Rethinking the Legacy: A Cautious Assessment
Historians continue to debate how much weight to assign to Caracalla’s personal role. Some argue that the Severan period as a whole was a necessary adaptation to a more dangerous world, with stronger armies and a broader citizenry providing greater resilience. They note that the empire survived for another two centuries in the West and longer in the East, a testament to its underlying strength. Yet the more common assessment, supported by both literary sources and archaeological evidence of economic stress, holds that Caracalla’s policies injected a fatal dose of instability into an already strained system.
The archaeological record from the middle decades of the third century shows a sharp decline in monumental building, a contraction of long-distance trade, and the fortification of cities in ways that suggest insecurity and diminishing confidence. Coin hoards from the period testify to the rapid loss of trust in the silver currency. While no single individual can be held responsible for such a vast transformation, it is fair to see Caracalla as a ruler who accelerated decline precisely because he refused to acknowledge limits.

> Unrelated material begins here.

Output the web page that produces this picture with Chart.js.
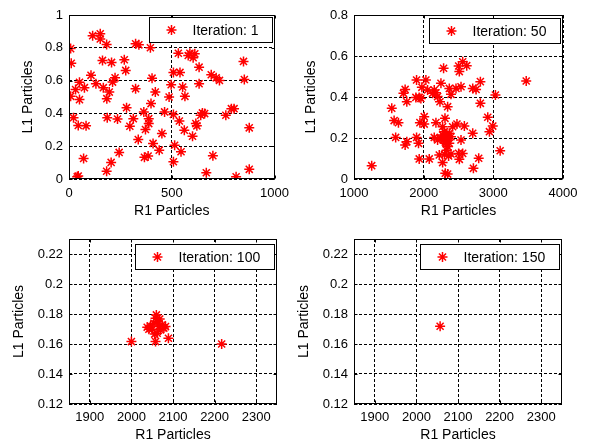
<!DOCTYPE html>
<html>
<head>
<meta charset="utf-8">
<script src="https://cdn.jsdelivr.net/npm/chart.js@4/dist/chart.umd.min.js"></script>
<style>
body { margin: 0; background: #fff; }
.cell { position: absolute; }
</style>
</head>
<body>
<div class="cell" style="left:0;top:0"><canvas id="c1" width="296" height="222"></canvas></div>
<div class="cell" style="left:296px;top:0"><canvas id="c2" width="300" height="222"></canvas></div>
<div class="cell" style="left:0;top:222px"><canvas id="c3" width="296" height="222"></canvas></div>
<div class="cell" style="left:296px;top:222px"><canvas id="c4" width="300" height="222"></canvas></div>
<script>
//Particle positions
var it1X = [8, 11, 8, 22, 32, 51, 51, 45, 40, 45, 75, 83, 71, 107, 115, 152, 152, 183, 163, 131,
  167, 184, 196, 207, 212, 224, 186, 236, 244, 205, 183, 269, 276, 280, 296, 313, 324, 324, 340, 337,
  364, 372, 367, 385, 388, 388, 396, 399, 404, 409, 420, 439, 452, 465, 487, 497, 508, 508, 514, 508,
  532, 540, 537, 545, 553, 561, 564, 580, 588, 604, 612, 601, 617, 622, 633, 633, 641, 649, 660, 668,
  692, 700, 716, 732, 763, 790, 803, 813, 849, 853, 877, 877];
var it1Y = [0.795, 0.706, 0.504, 0.374, 0.545, 0.59, 0.484, 0.326, 0.014, 0.018, 0.557, 0.324, 0.125, 0.632, 0.874, 0.885, 0.854, 0.82, 0.723, 0.581,
  0.557, 0.49, 0.53, 0.711, 0.591, 0.617, 0.374, 0.366, 0.162, 0.101, 0.047, 0.727, 0.662, 0.435, 0.322, 0.368, 0.551, 0.824, 0.818, 0.241,
  0.409, 0.302, 0.132, 0.14, 0.368, 0.338, 0.80, 0.46, 0.615, 0.217, 0.53, 0.176, 0.277, 0.409, 0.5, 0.575, 0.65, 0.393, 0.206, 0.105,
  0.767, 0.65, 0.354, 0.166, 0.561, 0.298, 0.504, 0.753, 0.767, 0.739, 0.763, 0.261, 0.338, 0.324, 0.682, 0.581, 0.389, 0.403, 0.399, 0.038,
  0.636, 0.142, 0.617, 0.601, 0.389, 0.429, 0.429, 0.014, 0.717, 0.607, 0.312, 0.059];

var it50X = [1254, 1542, 1576, 1638, 1598, 1734, 1710, 1758, 1758, 1734, 1898, 1888, 1936, 1960, 1974, 2008, 2032, 2056, 1946, 2008,
  1898, 1926, 1936, 2080, 2128, 2152, 2176, 2200, 2176, 2152, 2200, 2224, 2234, 2248, 2272, 2286, 2306, 2344, 2368, 2392,
  2310, 2344, 2272, 2296, 2320, 2344, 2368, 2320, 2272, 2248, 2368, 2392, 2344, 2392, 2358, 2416, 2464, 2478, 2502, 2512,
  2536, 2560, 2618, 2502, 2512, 2536, 2560, 2584, 2704, 2714, 2752, 2814, 2790, 2814, 2920, 2944, 2992, 3030, 3098, 3472,
  2704, 2290, 2330, 2310, 2350, 2280, 2330, 2300];
var it50Y = [0.065, 0.345, 0.285, 0.275, 0.203, 0.437, 0.418, 0.377, 0.182, 0.166, 0.483, 0.398, 0.398, 0.393, 0.447, 0.304, 0.483, 0.434, 0.275, 0.268,
  0.203, 0.174, 0.098, 0.098, 0.418, 0.434, 0.421, 0.402, 0.275, 0.203, 0.19, 0.117, 0.377, 0.467, 0.08, 0.54, 0.296, 0.353, 0.442, 0.413,
  0.028, 0.024, 0.255, 0.231, 0.206, 0.19, 0.174, 0.174, 0.215, 0.198, 0.223, 0.206, 0.158, 0.122, 0.112, 0.255, 0.442, 0.268, 0.551, 0.524,
  0.45, 0.572, 0.553, 0.125, 0.096, 0.19, 0.125, 0.258, 0.223, 0.052, 0.437, 0.475, 0.101, 0.369, 0.301, 0.231, 0.258, 0.41, 0.138, 0.478,
  0.442, 0.21, 0.22, 0.18, 0.2, 0.19, 0.14, 0.12];

var it100X = [2000, 2058, 2089, 2217, 2038, 2046, 2050, 2054, 2058, 2062, 2066, 2070, 2074, 2078, 2062, 2056, 2082, 2042, 2060, 2068];
var it100Y = [0.1616, 0.1616, 0.1638, 0.160, 0.1712, 0.172, 0.1698, 0.1738, 0.1772, 0.175, 0.1716, 0.1694, 0.1728, 0.1706, 0.1672, 0.1666, 0.1716, 0.1698, 0.1794, 0.1766];

var it150X = [2057];
var it150Y = [0.1718];

//Axis limits and ticks
var xLim1 = [0, 1000], xTicks1 = [0, 500, 1000];
var yLim1 = [0, 1], yTicks1 = [0, 0.2, 0.4, 0.6, 0.8, 1];
var xLim2 = [1000, 4000], xTicks2 = [1000, 2000, 3000, 4000];
var yLim2 = [0, 0.8], yTicks2 = [0, 0.2, 0.4, 0.6, 0.8];
var xLimZoom = [1850, 2350], xTicksZoom = [1900, 2000, 2100, 2200, 2300];
var yLimZoom = [0.12, 0.23], yTicksZoom = [0.12, 0.14, 0.16, 0.18, 0.2, 0.22];

var FONT = '"Liberation Sans", Arial, sans-serif';
Chart.defaults.font.family = FONT;
Chart.defaults.color = '#000';

function toPoints(xs, ys) {
  return xs.map(function(x, i) { return {x: x, y: ys[i]}; });
}

function fmt(v) {
  return String(parseFloat(v.toFixed(4)));
}

//draws the matlab style box, inward ticks and legend
var matlabBox = {
  id: 'matlabBox',
  afterDraw: function(chart, args, opts) {
    var ctx = chart.ctx;
    var a = chart.chartArea;
    var l = Math.round(a.left) + 0.5, r = Math.round(a.right) - 0.5;
    var t = Math.round(a.top) + 0.5, b = Math.round(a.bottom) - 0.5;
    ctx.save();
    ctx.strokeStyle = '#000';
    ctx.lineWidth = 1;
    ctx.setLineDash([]);
    ctx.strokeRect(l, t, r - l, b - t);

    //inward ticks
    ctx.beginPath();
    chart.scales.x.ticks.forEach(function(tk) {
      var px = Math.round(chart.scales.x.getPixelForValue(tk.value)) + 0.5;
      ctx.moveTo(px, b); ctx.lineTo(px, b - 3);
      ctx.moveTo(px, t); ctx.lineTo(px, t + 3);
    });
    chart.scales.y.ticks.forEach(function(tk) {
      var py = Math.round(chart.scales.y.getPixelForValue(tk.value)) + 0.5;
      ctx.moveTo(l, py); ctx.lineTo(l + 3, py);
      ctx.moveTo(r, py); ctx.lineTo(r - 3, py);
    });
    ctx.stroke();

    //legend
    var label = chart.data.datasets[0].label;
    ctx.font = '14px ' + FONT;
    var tw = ctx.measureText(label).width;
    var h = 25;
    var w = Math.round(43 + tw + 14);
    var x1 = Math.round(a.right) - 3 - w + 0.5;
    var y1 = Math.round(a.top) + opts.legendDy + 0.5;
    ctx.fillStyle = '#fff';
    ctx.fillRect(x1, y1, w, h);
    ctx.strokeRect(x1, y1, w, h);
    var mx = x1 + 22, my = y1 + h / 2, mr = 5;
    ctx.strokeStyle = 'rgb(255,0,0)';
    ctx.lineWidth = 1.5;
    ctx.beginPath();
    ctx.moveTo(mx - mr, my); ctx.lineTo(mx + mr, my);
    ctx.moveTo(mx, my - mr); ctx.lineTo(mx, my + mr);
    var d = mr * Math.SQRT1_2;
    ctx.moveTo(mx - d, my - d); ctx.lineTo(mx + d, my + d);
    ctx.moveTo(mx - d, my + d); ctx.lineTo(mx + d, my - d);
    ctx.stroke();
    ctx.fillStyle = '#000';
    ctx.textBaseline = 'middle';
    ctx.textAlign = 'left';
    ctx.fillText(label, x1 + 43, my + 1);
    ctx.restore();
  }
};

function makeChart(id, xs, ys, label, lay) {
  var ctx = document.getElementById(id).getContext('2d');
  return new Chart(ctx, {
    type: 'scatter',
    data: {
      datasets: [{
        label: label,
        data: toPoints(xs, ys),
        pointStyle: 'star',
        radius: 5,
        borderWidth: 1.5,
        borderColor: 'rgb(255,0,0)',
        backgroundColor: 'rgb(255,0,0)'
      }]
    },
    plugins: [matlabBox],
    options: {
      responsive: false,
      animation: false,
      events: [],
      layout: { padding: { left: 0, top: lay.top, right: lay.right, bottom: 0 } },
      plugins: {
        legend: { display: false },
        tooltip: { enabled: false },
        matlabBox: { legendDy: lay.legendDy }
      },
      scales: {
        x: {
          type: 'linear',
          min: lay.xLim[0],
          max: lay.xLim[1],
          afterBuildTicks: function(s) { s.ticks = lay.xTicks.map(function(v) { return {value: v}; }); },
          afterFit: function(s) { s.height = lay.xH; },
          ticks: { padding: lay.xPad, font: { size: 13 }, maxRotation: 0, autoSkip: false, callback: fmt },
          grid: { color: '#000', lineWidth: 1, drawTicks: false },
          border: { display: false, dash: [3, 2] },
          title: { display: true, text: 'R1 Particles', font: { size: 14 }, padding: { top: 0, bottom: lay.xTitlePad } }
        },
        y: {
          type: 'linear',
          min: lay.yLim[0],
          max: lay.yLim[1],
          afterBuildTicks: function(s) { s.ticks = lay.yTicks.map(function(v) { return {value: v}; }); },
          afterFit: function(s) { s.width = lay.left; },
          ticks: { padding: 6, font: { size: 13 }, autoSkip: false, callback: fmt },
          grid: { color: '#000', lineWidth: 1, drawTicks: false },
          border: { display: false, dash: [3, 2] },
          title: { display: true, text: 'L1 Particles', font: { size: 14 }, padding: { top: lay.yTitlePad, bottom: 0 } }
        }
      }
    }
  });
}

makeChart('c1', it1X, it1Y, 'Iteration: 1', {
  left: 69, right: 19, top: 15, xH: 43, xPad: 7, xTitlePad: 2, yTitlePad: 20, legendDy: 2,
  xLim: xLim1, xTicks: xTicks1, yLim: yLim1, yTicks: yTicks1
});
makeChart('c2', it50X, it50Y, 'Iteration: 50', {
  left: 58, right: 33, top: 15, xH: 43, xPad: 7, xTitlePad: 2, yTitlePad: 7, legendDy: 3,
  xLim: xLim2, xTicks: xTicks2, yLim: yLim2, yTicks: yTicks2
});
makeChart('c3', it100X, it100Y, 'Iteration: 100', {
  left: 69, right: 19, top: 17, xH: 40, xPad: 6, xTitlePad: 0, yTitlePad: 11, legendDy: 5,
  xLim: xLimZoom, xTicks: xTicksZoom, yLim: yLimZoom, yTicks: yTicksZoom
});
makeChart('c4', it150X, it150Y, 'Iteration: 150', {
  left: 58, right: 34, top: 17, xH: 40, xPad: 6, xTitlePad: 0, yTitlePad: 0, legendDy: 5,
  xLim: xLimZoom, xTicks: xTicksZoom, yLim: yLimZoom, yTicks: yTicksZoom
});
</script>
</body>
</html>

His ambition to be seen as a new Alexander, his determination to secure the army’s love at any cost, and his willingness to dismantle inherited constraints created a brittle edifice that would not long survive his passing.
Ultimately, the decline of the Roman Empire was an accretion of many decisions taken over centuries. Caracalla’s reign did not begin the process, but it sharpened its contours. The citizenship edict, the coinage reform, the brutal politics, and the unchecked spending on the military were not isolated errors but part of a coherent, high-risk strategy. When the empire later fractured under the weight of its own contradictions, the ghost of Caracalla’s choices lingered in the structures that proved too rigid to reform and too expensive to sustain.